Oops, I got confused by (>>) and (>>>). The intended semantics of unawait is

unawait x >> await === return x

So what I was trying to write is

(id >+> unawait x) >> await
=== {by identity law}
unawait x >> await
=== {by behavior of unawait}
return x

But that this is impossible to implement, and instead what you get is

(id >+> unawait x) >> await  ===  return () >> await  ===  await

>> because in the general case of
>>
>>     (p >>> unawait x)
>>
>> if is impossible to transform the unawaited value out of the composition.
>
> Why? The natual definition would be:
>
> p >+> (unawait x >> p') == (yield x >> p) >+> p'

Right, but then take p==id, which gives

(id >+> (unawait x >> return ())) >> p'
===
((yield x >> id) >+> return ()) >> p'
===
return () >> p'
===
p'

So the unawait is not seen by p', whereas the identity law would give

(id >+> (unawait x >> return ())) >> p'
===
(unawait x >> return ()) >> p'
===
unawait x >> p'

I would like to get this latter semantics, and if the left side is id, it is
fine. However, in

(p :: Pipe a b r) >+> (unawait x >> q :: Pipe b c r) :: Pipe a c r

x has type b. You can not write this in a form like

unawait x' >> q :: Pipe a c r

because here x' would have type a. But if p == id, this is exactly what you
would like to get.

> I'm extremely wary of this sort of reasoning, because failure of
> invariants in simple situations are a symptom of something being
> conceptually wrong in the abstraction.
>
>> Or perhaps we should be satisfied when Pipe is a Semigroupoid?
>
> I don't think so, since we can always add formal identities. Usually,
> though, failure of the identity law implies failure of associativity,
> by just putting the "failing identity" in the middle of a composition.

A simple way to implement unawait that fails the identity law is by discarding
left-over unawaits inside a vertical composition. I.e.
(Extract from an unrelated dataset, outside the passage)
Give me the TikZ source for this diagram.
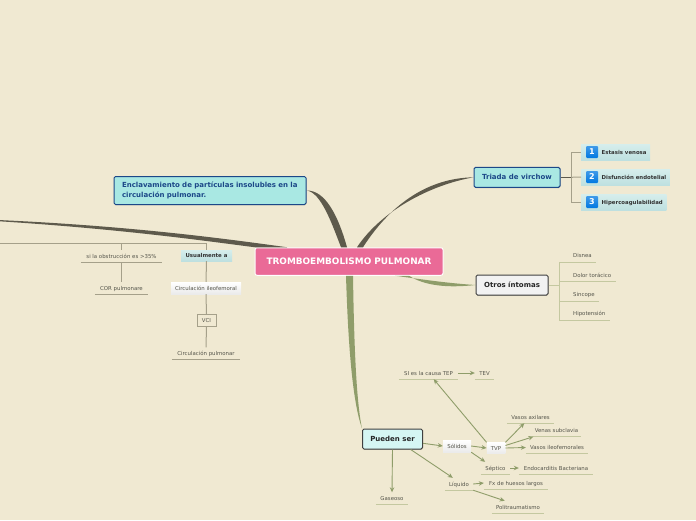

unawait x >+> p  ===  return () >+> p
q >+> unawait y  ===  q >+> return ()

As long as you do this consistently for *all* vertical compositions, I don't see
how associativity is broken.

In the first case, with unawait on the left, you don't need to discard the
await. But I think it is probably more consistent if you do.

Anway, 'purePipe id' is now a failing identity, in the sense that composing with
it discards trailing awaits from the other thing composed with.